EXERCISE REQUIREMENTS> Take the data below and write out exactly the lines from the one with "Clone this chart in matplotlib." through the one with "renderer = fig.canvas.get_renderer()"; omit every other line.

————

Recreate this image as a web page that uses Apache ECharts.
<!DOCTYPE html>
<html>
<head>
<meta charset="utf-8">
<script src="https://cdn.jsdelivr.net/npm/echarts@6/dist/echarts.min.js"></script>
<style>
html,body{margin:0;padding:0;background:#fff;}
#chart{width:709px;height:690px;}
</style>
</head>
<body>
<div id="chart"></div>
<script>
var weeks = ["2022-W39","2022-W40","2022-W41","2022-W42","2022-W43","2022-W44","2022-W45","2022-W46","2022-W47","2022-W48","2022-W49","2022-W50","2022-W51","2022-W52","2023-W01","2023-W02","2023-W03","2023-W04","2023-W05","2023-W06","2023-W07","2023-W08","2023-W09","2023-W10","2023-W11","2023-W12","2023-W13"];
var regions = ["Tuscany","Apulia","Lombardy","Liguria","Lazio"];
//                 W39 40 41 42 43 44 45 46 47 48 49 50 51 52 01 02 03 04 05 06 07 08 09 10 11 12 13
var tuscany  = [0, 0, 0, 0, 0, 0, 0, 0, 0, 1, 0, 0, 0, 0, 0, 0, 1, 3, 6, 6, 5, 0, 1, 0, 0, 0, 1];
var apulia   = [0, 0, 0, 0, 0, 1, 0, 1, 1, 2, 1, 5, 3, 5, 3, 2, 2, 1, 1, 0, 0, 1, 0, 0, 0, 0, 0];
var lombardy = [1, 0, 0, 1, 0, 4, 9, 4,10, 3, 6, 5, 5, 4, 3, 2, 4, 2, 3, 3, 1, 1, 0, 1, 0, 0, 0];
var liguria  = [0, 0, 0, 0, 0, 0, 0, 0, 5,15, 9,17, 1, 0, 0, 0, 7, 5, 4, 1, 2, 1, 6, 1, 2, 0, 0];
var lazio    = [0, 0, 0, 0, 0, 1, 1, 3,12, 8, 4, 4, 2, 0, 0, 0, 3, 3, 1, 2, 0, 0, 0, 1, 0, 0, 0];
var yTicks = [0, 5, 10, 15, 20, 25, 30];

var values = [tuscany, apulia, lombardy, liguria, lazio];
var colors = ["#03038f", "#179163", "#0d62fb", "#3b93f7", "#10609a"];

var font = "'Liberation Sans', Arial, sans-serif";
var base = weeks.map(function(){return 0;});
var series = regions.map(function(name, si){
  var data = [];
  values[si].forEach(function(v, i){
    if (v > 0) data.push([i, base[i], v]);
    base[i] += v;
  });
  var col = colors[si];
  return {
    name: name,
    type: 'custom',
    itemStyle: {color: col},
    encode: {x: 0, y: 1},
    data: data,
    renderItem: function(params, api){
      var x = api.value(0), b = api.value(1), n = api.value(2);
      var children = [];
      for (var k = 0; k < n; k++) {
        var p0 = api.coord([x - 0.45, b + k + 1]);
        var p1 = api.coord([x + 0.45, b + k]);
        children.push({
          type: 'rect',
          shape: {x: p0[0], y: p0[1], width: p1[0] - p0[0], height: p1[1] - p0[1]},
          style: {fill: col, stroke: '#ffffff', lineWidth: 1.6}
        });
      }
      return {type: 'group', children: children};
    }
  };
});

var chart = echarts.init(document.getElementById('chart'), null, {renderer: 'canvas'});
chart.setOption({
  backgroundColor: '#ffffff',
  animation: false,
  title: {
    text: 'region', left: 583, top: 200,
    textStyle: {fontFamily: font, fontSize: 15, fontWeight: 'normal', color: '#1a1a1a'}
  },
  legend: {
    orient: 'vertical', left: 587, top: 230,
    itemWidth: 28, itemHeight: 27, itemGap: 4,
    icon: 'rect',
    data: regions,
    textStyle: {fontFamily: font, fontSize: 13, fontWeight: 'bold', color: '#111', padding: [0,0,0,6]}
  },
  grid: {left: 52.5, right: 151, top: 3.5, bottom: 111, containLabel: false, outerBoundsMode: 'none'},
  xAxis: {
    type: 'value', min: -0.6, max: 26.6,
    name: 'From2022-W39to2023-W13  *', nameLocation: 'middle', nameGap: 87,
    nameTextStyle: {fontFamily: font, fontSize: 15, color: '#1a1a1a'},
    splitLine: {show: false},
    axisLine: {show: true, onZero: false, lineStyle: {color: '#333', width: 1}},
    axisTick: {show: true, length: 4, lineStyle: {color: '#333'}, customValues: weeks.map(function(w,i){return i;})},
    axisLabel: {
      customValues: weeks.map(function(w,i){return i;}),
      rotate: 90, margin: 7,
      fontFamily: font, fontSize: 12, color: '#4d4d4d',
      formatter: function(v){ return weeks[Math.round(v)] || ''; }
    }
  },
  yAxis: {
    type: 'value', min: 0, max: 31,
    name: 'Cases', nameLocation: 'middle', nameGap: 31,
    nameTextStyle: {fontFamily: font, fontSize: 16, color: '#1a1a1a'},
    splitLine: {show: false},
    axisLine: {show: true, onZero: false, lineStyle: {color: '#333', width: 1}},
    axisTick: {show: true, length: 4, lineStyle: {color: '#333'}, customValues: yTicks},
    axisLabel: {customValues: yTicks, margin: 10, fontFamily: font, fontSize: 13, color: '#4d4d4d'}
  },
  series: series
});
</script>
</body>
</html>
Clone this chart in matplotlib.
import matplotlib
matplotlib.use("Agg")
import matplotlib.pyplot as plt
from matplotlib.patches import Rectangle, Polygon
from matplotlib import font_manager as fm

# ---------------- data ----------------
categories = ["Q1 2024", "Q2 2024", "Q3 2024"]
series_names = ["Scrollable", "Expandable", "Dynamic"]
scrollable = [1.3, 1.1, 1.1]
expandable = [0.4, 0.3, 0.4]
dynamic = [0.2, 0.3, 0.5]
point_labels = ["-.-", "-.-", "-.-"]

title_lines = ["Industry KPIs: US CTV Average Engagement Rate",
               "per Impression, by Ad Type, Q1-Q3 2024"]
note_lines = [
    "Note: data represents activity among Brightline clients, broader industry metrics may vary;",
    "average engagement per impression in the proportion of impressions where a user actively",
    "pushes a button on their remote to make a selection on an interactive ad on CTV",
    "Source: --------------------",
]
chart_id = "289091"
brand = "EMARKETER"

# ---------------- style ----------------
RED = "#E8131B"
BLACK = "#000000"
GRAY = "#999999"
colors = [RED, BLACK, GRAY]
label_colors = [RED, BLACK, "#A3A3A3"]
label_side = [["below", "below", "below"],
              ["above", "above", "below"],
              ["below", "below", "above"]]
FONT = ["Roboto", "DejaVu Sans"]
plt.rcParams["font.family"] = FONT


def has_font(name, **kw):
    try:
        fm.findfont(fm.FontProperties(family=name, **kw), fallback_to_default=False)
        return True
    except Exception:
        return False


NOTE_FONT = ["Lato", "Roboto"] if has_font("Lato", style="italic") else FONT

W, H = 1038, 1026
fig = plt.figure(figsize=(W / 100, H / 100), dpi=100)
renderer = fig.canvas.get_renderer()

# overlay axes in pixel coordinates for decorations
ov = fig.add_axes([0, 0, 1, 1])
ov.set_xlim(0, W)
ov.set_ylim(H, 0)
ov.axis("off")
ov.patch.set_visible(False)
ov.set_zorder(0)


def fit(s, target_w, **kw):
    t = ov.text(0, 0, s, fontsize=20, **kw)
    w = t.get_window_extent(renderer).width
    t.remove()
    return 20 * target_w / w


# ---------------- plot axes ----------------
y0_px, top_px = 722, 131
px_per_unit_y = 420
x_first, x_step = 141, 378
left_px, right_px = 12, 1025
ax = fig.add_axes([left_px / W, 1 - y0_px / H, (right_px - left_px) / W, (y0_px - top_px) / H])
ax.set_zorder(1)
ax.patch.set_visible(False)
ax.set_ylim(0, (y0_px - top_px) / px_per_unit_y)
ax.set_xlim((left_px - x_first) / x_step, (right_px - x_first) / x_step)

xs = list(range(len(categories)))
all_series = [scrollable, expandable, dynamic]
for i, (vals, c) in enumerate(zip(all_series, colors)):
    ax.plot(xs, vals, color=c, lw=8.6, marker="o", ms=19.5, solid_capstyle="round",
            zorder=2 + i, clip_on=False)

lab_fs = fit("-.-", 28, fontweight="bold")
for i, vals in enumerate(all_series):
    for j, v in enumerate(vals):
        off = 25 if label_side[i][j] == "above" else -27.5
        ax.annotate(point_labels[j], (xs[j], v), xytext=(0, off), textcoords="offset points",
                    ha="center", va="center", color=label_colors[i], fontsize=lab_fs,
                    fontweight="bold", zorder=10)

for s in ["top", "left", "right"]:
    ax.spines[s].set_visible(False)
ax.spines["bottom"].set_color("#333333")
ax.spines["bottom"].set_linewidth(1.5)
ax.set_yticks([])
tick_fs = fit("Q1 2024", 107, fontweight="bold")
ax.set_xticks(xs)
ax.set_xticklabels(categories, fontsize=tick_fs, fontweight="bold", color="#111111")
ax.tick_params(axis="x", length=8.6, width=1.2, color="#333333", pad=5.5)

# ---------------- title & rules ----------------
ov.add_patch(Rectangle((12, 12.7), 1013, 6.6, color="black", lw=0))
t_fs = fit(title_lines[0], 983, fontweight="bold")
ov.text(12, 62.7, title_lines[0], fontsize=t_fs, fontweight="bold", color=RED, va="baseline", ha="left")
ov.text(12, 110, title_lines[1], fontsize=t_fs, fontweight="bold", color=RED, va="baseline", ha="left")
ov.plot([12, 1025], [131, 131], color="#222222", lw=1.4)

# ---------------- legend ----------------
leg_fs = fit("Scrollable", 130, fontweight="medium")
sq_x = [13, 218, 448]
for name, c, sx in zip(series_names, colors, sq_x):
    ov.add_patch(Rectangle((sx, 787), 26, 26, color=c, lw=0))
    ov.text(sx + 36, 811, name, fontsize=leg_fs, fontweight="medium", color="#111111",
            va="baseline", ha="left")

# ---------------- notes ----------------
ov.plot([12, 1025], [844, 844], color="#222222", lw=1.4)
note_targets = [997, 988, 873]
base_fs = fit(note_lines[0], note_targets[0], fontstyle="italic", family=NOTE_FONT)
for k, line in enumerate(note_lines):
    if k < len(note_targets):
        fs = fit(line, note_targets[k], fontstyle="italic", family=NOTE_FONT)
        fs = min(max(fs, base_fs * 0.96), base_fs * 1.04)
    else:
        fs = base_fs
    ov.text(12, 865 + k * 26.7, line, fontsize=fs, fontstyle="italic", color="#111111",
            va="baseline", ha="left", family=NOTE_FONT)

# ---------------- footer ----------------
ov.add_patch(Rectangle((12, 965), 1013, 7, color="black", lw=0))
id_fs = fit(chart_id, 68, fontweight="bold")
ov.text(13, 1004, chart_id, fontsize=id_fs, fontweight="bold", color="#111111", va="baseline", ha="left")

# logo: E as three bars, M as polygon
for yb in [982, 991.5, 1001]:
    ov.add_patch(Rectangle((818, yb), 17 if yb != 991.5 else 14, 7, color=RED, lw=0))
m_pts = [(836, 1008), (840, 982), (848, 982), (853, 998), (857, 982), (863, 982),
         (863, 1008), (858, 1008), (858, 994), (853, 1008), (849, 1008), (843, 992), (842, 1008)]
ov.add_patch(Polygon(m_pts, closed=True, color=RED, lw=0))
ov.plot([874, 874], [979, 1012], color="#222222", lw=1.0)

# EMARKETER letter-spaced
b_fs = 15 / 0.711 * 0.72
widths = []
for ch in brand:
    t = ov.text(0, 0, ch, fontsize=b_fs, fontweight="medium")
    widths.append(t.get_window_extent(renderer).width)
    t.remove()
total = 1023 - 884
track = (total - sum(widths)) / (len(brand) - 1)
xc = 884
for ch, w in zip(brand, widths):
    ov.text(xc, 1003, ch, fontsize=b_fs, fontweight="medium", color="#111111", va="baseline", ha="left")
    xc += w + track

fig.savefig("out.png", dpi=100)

————

FINISHED ANSWER>
Clone this chart in matplotlib.
import matplotlib
matplotlib.use("Agg")
import matplotlib.pyplot as plt
from matplotlib.patches import Rectangle, Polygon
from matplotlib import font_manager as fm

# ---------------- data ----------------
categories = ["Q1 2024", "Q2 2024", "Q3 2024"]
series_names = ["Scrollable", "Expandable", "Dynamic"]
scrollable = [1.3, 1.1, 1.1]
expandable = [0.4, 0.3, 0.4]
dynamic = [0.2, 0.3, 0.5]
point_labels = ["-.-", "-.-", "-.-"]

title_lines = ["Industry KPIs: US CTV Average Engagement Rate",
               "per Impression, by Ad Type, Q1-Q3 2024"]
note_lines = [
    "Note: data represents activity among Brightline clients, broader industry metrics may vary;",
    "average engagement per impression in the proportion of impressions where a user actively",
    "pushes a button on their remote to make a selection on an interactive ad on CTV",
    "Source: --------------------",
]
chart_id = "289091"
brand = "EMARKETER"

# ---------------- style ----------------
RED = "#E8131B"
BLACK = "#000000"
GRAY = "#999999"
colors = [RED, BLACK, GRAY]
label_colors = [RED, BLACK, "#A3A3A3"]
label_side = [["below", "below", "below"],
              ["above", "above", "below"],
              ["below", "below", "above"]]
FONT = ["Roboto", "DejaVu Sans"]
plt.rcParams["font.family"] = FONT


def has_font(name, **kw):
    try:
        fm.findfont(fm.FontProperties(family=name, **kw), fallback_to_default=False)
        return True
    except Exception:
        return False


NOTE_FONT = ["Lato", "Roboto"] if has_font("Lato", style="italic") else FONT

W, H = 1038, 1026
fig = plt.figure(figsize=(W / 100, H / 100), dpi=100)
renderer = fig.canvas.get_renderer()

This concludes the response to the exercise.